Task requirements
Leave out the pictures and set down exactly the lines from the start of the listing through the one with "const gridTicks = [-3, -2, -1, 0, 1, 2, 3];", both included.

Records shown
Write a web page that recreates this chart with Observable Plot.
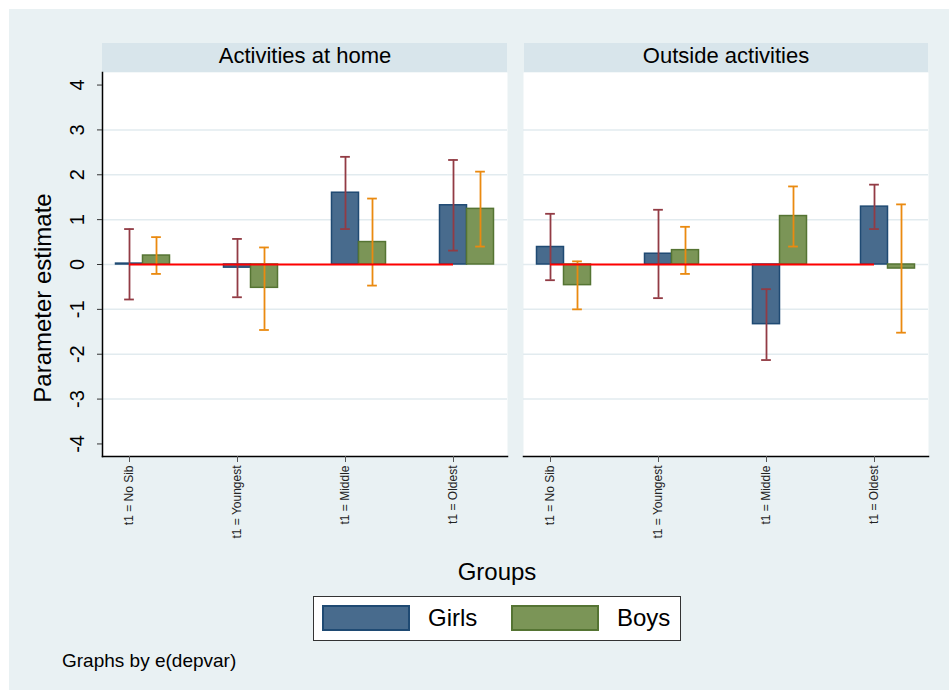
<!DOCTYPE html>
<html>
<head>
<meta charset="utf-8">
<script src="https://cdn.jsdelivr.net/npm/d3@7"></script>
<script src="https://cdn.jsdelivr.net/npm/@observablehq/plot@0.6"></script>
<style>
  html, body { margin: 0; padding: 0; background: #ffffff; }
  body { width: 949px; height: 690px; position: relative; overflow: hidden;
         font-family: "Liberation Sans", Arial, sans-serif; }
  #bg { position: absolute; left: 9px; top: 9px; width: 940px; height: 681px; background: #e9f1f3; }
  .strip { position: absolute; top: 43px; height: 29px; background: #d8e5eb; }
  #chart { position: absolute; left: 0; top: 0; }
  #ytitle { position: absolute; left: 43px; top: 298px; transform: translate(-50%, -50%) rotate(-90deg);
            font-size: 24px; white-space: nowrap; color: #000; }
  #xtitle { position: absolute; left: 497px; top: 572px; transform: translate(-50%, -50%);
            font-size: 24px; color: #000; }
  #legend { position: absolute; left: 313px; top: 596px; width: 366px; height: 43px; background: #fff;
            border: 1px solid #333; box-sizing: content-box; }
  .sw { position: absolute; top: 8px; width: 88px; height: 26px; box-sizing: border-box; border: 2px solid; }
  .lt { position: absolute; top: 21px; transform: translateY(-50%); font-size: 24px; color: #000; }
  #note { position: absolute; left: 62px; top: 661px; transform: translateY(-50%); font-size: 19px; color: #000; }
</style>
</head>
<body>
<div id="bg"></div>
<div class="strip" style="left:102px;width:405px"></div>
<div class="strip" style="left:524px;width:404px"></div>
<div id="chart"></div>
<div id="ytitle">Parameter estimate</div>
<div id="xtitle">Groups</div>
<div id="legend"></div>
<div id="note">Graphs by e(depvar)</div>
<script>
// ---- data ----
const panels = ["Activities at home", "Outside activities"];
const groups = ["t1 = No Sib", "t1 = Youngest", "t1 = Middle", "t1 = Oldest"];
const series = ["Girls", "Boys"];
const yTicks = [-4, -3, -2, -1, 0, 1, 2, 3, 4];
const gridTicks = [-3, -2, -1, 0, 1, 2, 3];

const homeGirls   = [0.02, -0.07, 1.60, 1.32];
const homeGirlsLo = [-0.78, -0.73, 0.79, 0.31];
const homeGirlsHi = [0.79, 0.57, 2.40, 2.33];
const homeBoys    = [0.20, -0.52, 0.50, 1.24];
const homeBoysLo  = [-0.21, -1.46, -0.47, 0.40];
const homeBoysHi  = [0.61, 0.38, 1.47, 2.07];

const outGirls    = [0.39, 0.24, -1.33, 1.29];
const outGirlsLo  = [-0.35, -0.75, -2.13, 0.79];
const outGirlsHi  = [1.13, 1.22, -0.55, 1.78];
const outBoys     = [-0.46, 0.32, 1.08, -0.09];
const outBoysLo   = [-1.00, -0.21, 0.40, -1.52];
const outBoysHi   = [0.07, 0.84, 1.74, 1.34];

const fillColors = {Girls: "#486b8d", Boys: "#7b9557"};
const strokeColors = {Girls: "#1f4a73", Boys: "#557433"};
const ciColors = {Girls: "#923b44", Boys: "#ea8a10"};

// ---- table built from arrays ----
const sources = [
  [panels[0], "Girls", homeGirls, homeGirlsLo, homeGirlsHi],
  [panels[0], "Boys", homeBoys, homeBoysLo, homeBoysHi],
  [panels[1], "Girls", outGirls, outGirlsLo, outGirlsHi],
  [panels[1], "Boys", outBoys, outBoysLo, outBoysHi]
];
const barWidth = 0.25;
const rows = [];
for (const [panel, s, v, lo, hi] of sources) {
  groups.forEach((g, i) => {
    const pos = i + series.indexOf(s) * barWidth;
    rows.push({panel, series: s, group: g, pos, value: v[i], lo: lo[i], hi: hi[i]});
  });
}
const capHalf = 0.045;

const chart = Plot.plot({
  width: 949,
  height: 690,
  marginTop: 72,
  marginBottom: 234,
  marginLeft: 102,
  marginRight: 21,
  style: {background: "transparent", fontFamily: "'Liberation Sans', Arial, sans-serif", color: "#000"},
  x: {domain: [-barWidth, groups.length - 1 + 2 * barWidth]},
  y: {domain: [-4.28, 4.28]},
  fx: {domain: panels, paddingInner: 16 / 421, paddingOuter: 0},
  marks: [
    Plot.frame({fill: "white", stroke: null}),
    Plot.gridY(gridTicks, {stroke: "#e2ebef", strokeOpacity: 1, strokeWidth: 1.5}),
    Plot.rect(rows, {
      fx: "panel",
      x1: d => d.pos - barWidth / 2, x2: d => d.pos + barWidth / 2,
      y1: 0, y2: "value",
      fill: d => fillColors[d.series], stroke: d => strokeColors[d.series], strokeWidth: 1.5
    }),
    Plot.ruleX(rows, {fx: "panel", x: "pos", y1: "lo", y2: "hi", stroke: d => ciColors[d.series], strokeWidth: 1.8}),
    Plot.ruleY(rows, {fx: "panel", y: "lo", x1: d => d.pos - capHalf, x2: d => d.pos + capHalf, stroke: d => ciColors[d.series], strokeWidth: 1.8}),
    Plot.ruleY(rows, {fx: "panel", y: "hi", x1: d => d.pos - capHalf, x2: d => d.pos + capHalf, stroke: d => ciColors[d.series], strokeWidth: 1.8}),
    Plot.ruleY(panels, {fx: d => d, y: () => 0, x1: () => 0, x2: () => groups.length - 1, stroke: "#ff0000", strokeWidth: 2}),
    Plot.frame({anchor: "bottom", stroke: "#000", strokeWidth: 1.5}),
    Plot.frame({anchor: "left", facetAnchor: "left", stroke: "#000", strokeWidth: 1.5}),
    Plot.axisY({ticks: yTicks, tickFormat: () => "", tickSize: 5, label: null, stroke: "#333"}),
    Plot.text(yTicks, {
      y: d => d, text: d => String(d), frameAnchor: "left", dx: -25,
      rotate: -90, textAnchor: "middle", lineAnchor: "middle",
      fontSize: 20, fill: "#000", facetAnchor: "left"
    }),
    Plot.axisX({ticks: groups.map((g, i) => i), tickFormat: i => groups[i], tickRotate: -90, tickSize: 6, tickPadding: 3, fontSize: 12, label: null, stroke: "#555", fill: "#222"}),
    Plot.axisFx({anchor: "top", tickSize: 0, tickPadding: 10, fontSize: 22, label: null})
  ]
});
document.getElementById("chart").appendChild(chart);

// legend
const legend = document.getElementById("legend");
const legendLayout = {Girls: [8, 114], Boys: [197, 303]};
for (const s of series) {
  const sw = document.createElement("div");
  sw.className = "sw";
  sw.style.left = legendLayout[s][0] + "px";
  sw.style.background = fillColors[s];
  sw.style.borderColor = strokeColors[s];
  legend.appendChild(sw);
  const t = document.createElement("div");
  t.className = "lt";
  t.style.left = legendLayout[s][1] + "px";
  t.textContent = s;
  legend.appendChild(t);
}
</script>
</body>
</html>
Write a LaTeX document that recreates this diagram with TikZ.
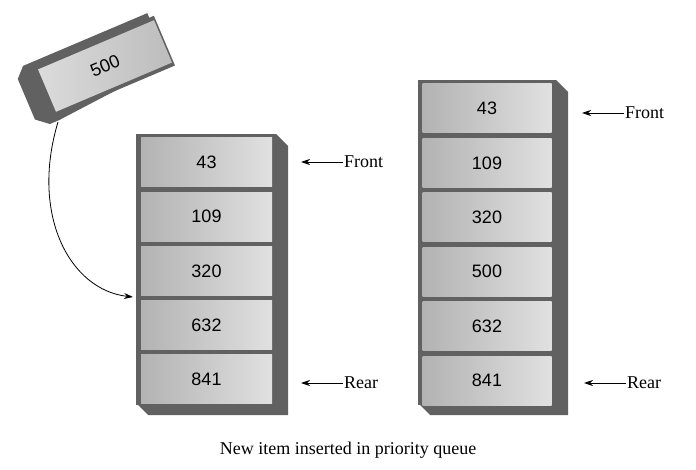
\documentclass[tikz,border=0pt]{standalone}
\usepackage{fontspec}
\setmainfont{Liberation Serif}
\newfontfamily\numf{Liberation Sans}
\usetikzlibrary{arrows.meta}
\begin{document}
\begin{tikzpicture}[x=1pt,y=-1pt,
  frame/.style={fill=black!62,draw=none},
  shadow/.style={fill=black!62,draw=none},
  cell/.style={left color=black!30,right color=black!12,draw=none,minimum width=131pt,minimum height=49pt,inner sep=0pt,font=\numf\fontsize{18}{18}\selectfont},
  lab/.style={font=\fontsize{18}{18}\selectfont,anchor=west,inner sep=1pt},
  arr/.style={-{Stealth[length=9pt,width=6pt]},thick}]
\useasboundingbox (0,0) rectangle (696,470);
% left stack
\fill[shadow] (276,134)--(288,146)--(288,415)--(148,415)--(136,403)--cycle;
\fill[frame] (136,134) rectangle (276,405);
\foreach \t [count=\i from 0] in {43,109,320,632,841}
  \node[cell] (l\i) at (206.5,162.5+54.2*\i) {\t};
% right stack
\fill[shadow] (556,80)--(568,92)--(568,415)--(430,415)--(418,403)--cycle;
\fill[frame] (418,80) rectangle (556,405);
\foreach \t [count=\i from 0] in {43,109,320,500,632,841}
  \node[cell,minimum width=129pt] (r\i) at (487,108.5+54.4*\i) {\t};
% moving box
\begin{scope}[shift={(100,68)},rotate=23]
  \fill[shadow] (-80,-22)--(-70,-32)--(65,-32)--(65,22)--(-58,32)--(-68,32)--(-80,22)--cycle;
  \fill[shadow] (-70,-27) rectangle (70,27);
\end{scope}
\node[cell,minimum width=126pt,minimum height=46pt,rotate=23,left color=black!14,right color=black!26] (m) at (105,66) {500};
\coordinate (ms) at (58,122);
\coordinate (mt) at (133,297);
\draw[arr] (ms) .. controls (30,215) and (70,290) .. (mt);
% labels
\node[lab] (f1) at (343,162) {Front};
\draw[arr] (f1.west) -- ++(-42,0);
\node[lab] (r1) at (343,383) {Rear};
\draw[arr] (r1.west) -- ++(-42,0);
\node[lab] (f2) at (624,113) {Front};
\draw[arr] (f2.west) -- ++(-42,0);
\node[lab] (r2) at (626,383) {Rear};
\draw[arr] (r2.west) -- ++(-42,0);
\node[font=\fontsize{18}{18}\selectfont] (cap) at (348,450) {New item inserted in priority queue};
\end{tikzpicture}
\end{document}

Answer to this task
Write a web page that recreates this chart with Observable Plot.
<!DOCTYPE html>
<html>
<head>
<meta charset="utf-8">
<script src="https://cdn.jsdelivr.net/npm/d3@7"></script>
<script src="https://cdn.jsdelivr.net/npm/@observablehq/plot@0.6"></script>
<style>
  html, body { margin: 0; padding: 0; background: #ffffff; }
  body { width: 949px; height: 690px; position: relative; overflow: hidden;
         font-family: "Liberation Sans", Arial, sans-serif; }
  #bg { position: absolute; left: 9px; top: 9px; width: 940px; height: 681px; background: #e9f1f3; }
  .strip { position: absolute; top: 43px; height: 29px; background: #d8e5eb; }
  #chart { position: absolute; left: 0; top: 0; }
  #ytitle { position: absolute; left: 43px; top: 298px; transform: translate(-50%, -50%) rotate(-90deg);
            font-size: 24px; white-space: nowrap; color: #000; }
  #xtitle { position: absolute; left: 497px; top: 572px; transform: translate(-50%, -50%);
            font-size: 24px; color: #000; }
  #legend { position: absolute; left: 313px; top: 596px; width: 366px; height: 43px; background: #fff;
            border: 1px solid #333; box-sizing: content-box; }
  .sw { position: absolute; top: 8px; width: 88px; height: 26px; box-sizing: border-box; border: 2px solid; }
  .lt { position: absolute; top: 21px; transform: translateY(-50%); font-size: 24px; color: #000; }
  #note { position: absolute; left: 62px; top: 661px; transform: translateY(-50%); font-size: 19px; color: #000; }
</style>
</head>
<body>
<div id="bg"></div>
<div class="strip" style="left:102px;width:405px"></div>
<div class="strip" style="left:524px;width:404px"></div>
<div id="chart"></div>
<div id="ytitle">Parameter estimate</div>
<div id="xtitle">Groups</div>
<div id="legend"></div>
<div id="note">Graphs by e(depvar)</div>
<script>
// ---- data ----
const panels = ["Activities at home", "Outside activities"];
const groups = ["t1 = No Sib", "t1 = Youngest", "t1 = Middle", "t1 = Oldest"];
const series = ["Girls", "Boys"];
const yTicks = [-4, -3, -2, -1, 0, 1, 2, 3, 4];
const gridTicks = [-3, -2, -1, 0, 1, 2, 3];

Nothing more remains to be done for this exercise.